Entries with chart source code:
##############################
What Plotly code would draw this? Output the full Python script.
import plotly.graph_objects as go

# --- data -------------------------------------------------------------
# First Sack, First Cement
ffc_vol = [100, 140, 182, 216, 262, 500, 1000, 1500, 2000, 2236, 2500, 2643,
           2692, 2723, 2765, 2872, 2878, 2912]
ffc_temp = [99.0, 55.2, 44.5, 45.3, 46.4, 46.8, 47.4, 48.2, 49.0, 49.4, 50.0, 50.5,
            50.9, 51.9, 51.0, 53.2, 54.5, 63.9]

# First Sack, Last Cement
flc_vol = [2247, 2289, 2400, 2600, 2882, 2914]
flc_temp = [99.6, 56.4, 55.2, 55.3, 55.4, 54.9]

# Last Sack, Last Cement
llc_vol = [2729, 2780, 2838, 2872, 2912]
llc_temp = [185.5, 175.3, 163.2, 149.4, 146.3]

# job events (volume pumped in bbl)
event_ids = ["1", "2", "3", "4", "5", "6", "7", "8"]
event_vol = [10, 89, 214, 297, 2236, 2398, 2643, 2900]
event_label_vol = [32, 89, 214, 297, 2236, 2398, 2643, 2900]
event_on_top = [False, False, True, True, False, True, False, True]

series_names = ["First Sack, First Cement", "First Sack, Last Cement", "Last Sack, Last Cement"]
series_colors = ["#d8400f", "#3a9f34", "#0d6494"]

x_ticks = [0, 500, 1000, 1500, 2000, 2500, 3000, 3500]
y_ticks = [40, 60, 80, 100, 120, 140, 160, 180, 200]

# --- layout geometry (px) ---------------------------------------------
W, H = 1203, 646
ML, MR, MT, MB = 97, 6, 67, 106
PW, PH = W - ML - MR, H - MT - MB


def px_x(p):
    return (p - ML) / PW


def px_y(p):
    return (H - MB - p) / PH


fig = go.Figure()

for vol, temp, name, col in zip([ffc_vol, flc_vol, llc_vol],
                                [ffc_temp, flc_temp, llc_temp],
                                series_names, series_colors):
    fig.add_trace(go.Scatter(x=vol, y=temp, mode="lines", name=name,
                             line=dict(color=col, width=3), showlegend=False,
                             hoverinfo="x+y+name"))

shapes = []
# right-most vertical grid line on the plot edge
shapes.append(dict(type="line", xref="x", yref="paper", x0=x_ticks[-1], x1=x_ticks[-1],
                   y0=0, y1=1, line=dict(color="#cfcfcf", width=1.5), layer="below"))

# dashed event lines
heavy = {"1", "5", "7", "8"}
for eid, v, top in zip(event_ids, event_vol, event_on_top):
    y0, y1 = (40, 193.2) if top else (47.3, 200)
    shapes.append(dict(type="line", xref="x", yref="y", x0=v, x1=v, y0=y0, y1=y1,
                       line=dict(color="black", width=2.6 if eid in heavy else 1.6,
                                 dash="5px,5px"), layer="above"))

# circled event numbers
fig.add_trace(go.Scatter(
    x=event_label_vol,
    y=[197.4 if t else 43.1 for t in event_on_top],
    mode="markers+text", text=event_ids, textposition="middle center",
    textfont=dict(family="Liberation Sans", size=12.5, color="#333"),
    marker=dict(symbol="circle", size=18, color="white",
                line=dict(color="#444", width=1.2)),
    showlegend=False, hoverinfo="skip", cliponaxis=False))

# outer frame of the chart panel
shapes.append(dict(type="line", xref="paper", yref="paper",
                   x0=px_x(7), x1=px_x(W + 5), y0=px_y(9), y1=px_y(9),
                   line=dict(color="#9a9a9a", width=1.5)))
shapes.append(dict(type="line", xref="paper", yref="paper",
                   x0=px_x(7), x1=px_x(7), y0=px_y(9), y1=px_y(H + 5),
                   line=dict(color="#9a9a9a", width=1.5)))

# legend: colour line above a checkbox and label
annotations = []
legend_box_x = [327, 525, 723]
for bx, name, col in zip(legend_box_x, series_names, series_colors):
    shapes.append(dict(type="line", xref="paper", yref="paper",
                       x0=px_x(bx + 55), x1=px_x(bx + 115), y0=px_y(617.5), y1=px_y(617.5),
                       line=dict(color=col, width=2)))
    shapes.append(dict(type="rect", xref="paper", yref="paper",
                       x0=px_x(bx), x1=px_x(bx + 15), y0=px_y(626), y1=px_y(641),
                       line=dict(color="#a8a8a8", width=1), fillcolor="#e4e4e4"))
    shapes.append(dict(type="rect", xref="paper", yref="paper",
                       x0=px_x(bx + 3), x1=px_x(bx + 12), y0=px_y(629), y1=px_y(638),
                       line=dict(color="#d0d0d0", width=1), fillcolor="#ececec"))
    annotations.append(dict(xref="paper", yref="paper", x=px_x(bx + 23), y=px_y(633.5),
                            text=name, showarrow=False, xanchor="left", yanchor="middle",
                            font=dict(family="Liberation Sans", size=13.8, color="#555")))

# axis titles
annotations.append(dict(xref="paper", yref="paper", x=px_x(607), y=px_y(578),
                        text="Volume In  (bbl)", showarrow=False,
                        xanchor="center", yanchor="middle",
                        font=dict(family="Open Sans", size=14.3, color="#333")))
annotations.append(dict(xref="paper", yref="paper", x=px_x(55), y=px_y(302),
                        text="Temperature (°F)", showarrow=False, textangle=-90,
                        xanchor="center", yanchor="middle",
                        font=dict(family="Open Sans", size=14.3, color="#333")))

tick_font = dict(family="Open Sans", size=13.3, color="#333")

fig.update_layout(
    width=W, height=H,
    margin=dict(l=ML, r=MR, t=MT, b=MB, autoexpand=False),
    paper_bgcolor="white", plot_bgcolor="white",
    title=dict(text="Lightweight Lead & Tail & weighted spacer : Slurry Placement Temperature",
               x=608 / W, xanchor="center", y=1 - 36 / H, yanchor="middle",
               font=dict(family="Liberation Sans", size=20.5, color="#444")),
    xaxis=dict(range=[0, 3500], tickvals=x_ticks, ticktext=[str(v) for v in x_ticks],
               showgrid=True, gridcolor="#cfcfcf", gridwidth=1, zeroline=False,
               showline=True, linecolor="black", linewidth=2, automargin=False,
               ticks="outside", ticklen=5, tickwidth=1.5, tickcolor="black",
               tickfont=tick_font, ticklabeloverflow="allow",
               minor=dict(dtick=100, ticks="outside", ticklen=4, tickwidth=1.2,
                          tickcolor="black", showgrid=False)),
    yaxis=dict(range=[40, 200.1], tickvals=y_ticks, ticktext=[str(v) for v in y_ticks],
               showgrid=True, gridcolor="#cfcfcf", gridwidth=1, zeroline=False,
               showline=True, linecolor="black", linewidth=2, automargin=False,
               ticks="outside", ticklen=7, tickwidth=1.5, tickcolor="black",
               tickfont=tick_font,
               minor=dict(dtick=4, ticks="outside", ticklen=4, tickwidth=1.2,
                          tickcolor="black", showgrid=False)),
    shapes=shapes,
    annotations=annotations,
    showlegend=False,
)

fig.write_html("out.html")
##############################
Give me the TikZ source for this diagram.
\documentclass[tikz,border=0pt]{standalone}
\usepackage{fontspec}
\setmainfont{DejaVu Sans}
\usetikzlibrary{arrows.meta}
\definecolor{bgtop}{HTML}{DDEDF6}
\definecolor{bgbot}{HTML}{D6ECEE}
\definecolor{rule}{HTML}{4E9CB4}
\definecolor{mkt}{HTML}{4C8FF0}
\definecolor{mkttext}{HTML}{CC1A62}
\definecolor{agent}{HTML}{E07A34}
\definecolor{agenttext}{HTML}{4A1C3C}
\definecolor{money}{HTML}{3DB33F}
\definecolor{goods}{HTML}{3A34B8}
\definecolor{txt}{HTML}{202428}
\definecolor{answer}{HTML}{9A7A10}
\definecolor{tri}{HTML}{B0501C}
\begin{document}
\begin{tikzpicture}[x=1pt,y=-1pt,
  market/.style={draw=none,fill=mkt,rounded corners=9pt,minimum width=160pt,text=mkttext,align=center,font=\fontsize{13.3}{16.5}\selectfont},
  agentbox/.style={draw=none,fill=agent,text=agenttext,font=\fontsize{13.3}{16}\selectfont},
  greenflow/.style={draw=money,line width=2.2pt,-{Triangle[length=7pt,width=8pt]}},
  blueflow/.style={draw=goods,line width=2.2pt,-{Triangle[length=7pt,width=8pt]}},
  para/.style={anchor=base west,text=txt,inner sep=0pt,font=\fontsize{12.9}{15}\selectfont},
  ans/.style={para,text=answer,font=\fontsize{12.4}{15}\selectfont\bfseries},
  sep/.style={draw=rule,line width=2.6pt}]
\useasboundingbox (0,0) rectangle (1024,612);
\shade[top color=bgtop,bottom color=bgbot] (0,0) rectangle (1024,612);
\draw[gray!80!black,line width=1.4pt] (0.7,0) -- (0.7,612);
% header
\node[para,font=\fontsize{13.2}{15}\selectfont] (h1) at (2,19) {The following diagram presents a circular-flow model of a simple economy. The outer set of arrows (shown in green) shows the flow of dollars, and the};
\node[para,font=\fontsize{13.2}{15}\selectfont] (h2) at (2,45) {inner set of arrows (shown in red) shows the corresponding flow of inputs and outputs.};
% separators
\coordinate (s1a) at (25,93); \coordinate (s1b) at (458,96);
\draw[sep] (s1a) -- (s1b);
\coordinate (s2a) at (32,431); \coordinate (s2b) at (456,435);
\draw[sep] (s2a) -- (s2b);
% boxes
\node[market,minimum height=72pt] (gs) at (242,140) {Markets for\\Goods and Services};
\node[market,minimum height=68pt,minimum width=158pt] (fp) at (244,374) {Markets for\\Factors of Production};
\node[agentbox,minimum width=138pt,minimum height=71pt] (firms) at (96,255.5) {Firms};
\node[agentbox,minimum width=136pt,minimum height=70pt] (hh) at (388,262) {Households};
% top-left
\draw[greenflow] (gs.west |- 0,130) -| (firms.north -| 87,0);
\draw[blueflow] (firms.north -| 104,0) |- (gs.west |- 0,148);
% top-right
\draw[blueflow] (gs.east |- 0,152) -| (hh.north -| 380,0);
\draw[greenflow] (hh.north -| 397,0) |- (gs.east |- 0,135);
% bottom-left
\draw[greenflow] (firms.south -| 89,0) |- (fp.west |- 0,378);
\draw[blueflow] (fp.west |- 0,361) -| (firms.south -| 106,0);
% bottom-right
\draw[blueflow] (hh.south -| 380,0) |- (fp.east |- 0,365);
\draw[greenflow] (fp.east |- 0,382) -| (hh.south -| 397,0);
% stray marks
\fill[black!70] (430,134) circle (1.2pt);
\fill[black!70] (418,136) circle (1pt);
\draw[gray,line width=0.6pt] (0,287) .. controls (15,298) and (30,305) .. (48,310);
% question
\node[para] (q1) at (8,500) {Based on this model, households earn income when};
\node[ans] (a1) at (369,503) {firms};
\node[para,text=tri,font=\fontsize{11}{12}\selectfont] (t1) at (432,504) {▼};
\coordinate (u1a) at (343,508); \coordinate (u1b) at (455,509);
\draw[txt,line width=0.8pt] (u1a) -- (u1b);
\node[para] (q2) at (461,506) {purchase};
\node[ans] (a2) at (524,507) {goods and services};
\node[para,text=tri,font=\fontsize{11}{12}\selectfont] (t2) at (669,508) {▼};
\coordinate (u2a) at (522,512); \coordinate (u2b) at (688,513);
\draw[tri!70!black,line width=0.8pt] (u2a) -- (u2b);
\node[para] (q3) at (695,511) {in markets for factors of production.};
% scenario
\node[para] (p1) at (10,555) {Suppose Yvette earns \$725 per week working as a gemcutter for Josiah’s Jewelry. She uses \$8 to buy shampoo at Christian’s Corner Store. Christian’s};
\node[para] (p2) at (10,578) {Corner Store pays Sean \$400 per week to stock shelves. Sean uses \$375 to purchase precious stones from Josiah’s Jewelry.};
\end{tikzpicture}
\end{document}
##############################
WHAT IS ASKED: Retype the records above, but only those lines that fall between the line containing "What Plotly code" and the line containing "llc_temp = [185.5, 175.3, 163.2, 149.4, 146.3]", with both of those lines included, exactly as written.

OUTPUT:
What Plotly code would draw this? Output the full Python script.
import plotly.graph_objects as go

# --- data -------------------------------------------------------------
# First Sack, First Cement
ffc_vol = [100, 140, 182, 216, 262, 500, 1000, 1500, 2000, 2236, 2500, 2643,
           2692, 2723, 2765, 2872, 2878, 2912]
ffc_temp = [99.0, 55.2, 44.5, 45.3, 46.4, 46.8, 47.4, 48.2, 49.0, 49.4, 50.0, 50.5,
            50.9, 51.9, 51.0, 53.2, 54.5, 63.9]

# First Sack, Last Cement
flc_vol = [2247, 2289, 2400, 2600, 2882, 2914]
flc_temp = [99.6, 56.4, 55.2, 55.3, 55.4, 54.9]

# Last Sack, Last Cement
llc_vol = [2729, 2780, 2838, 2872, 2912]
llc_temp = [185.5, 175.3, 163.2, 149.4, 146.3]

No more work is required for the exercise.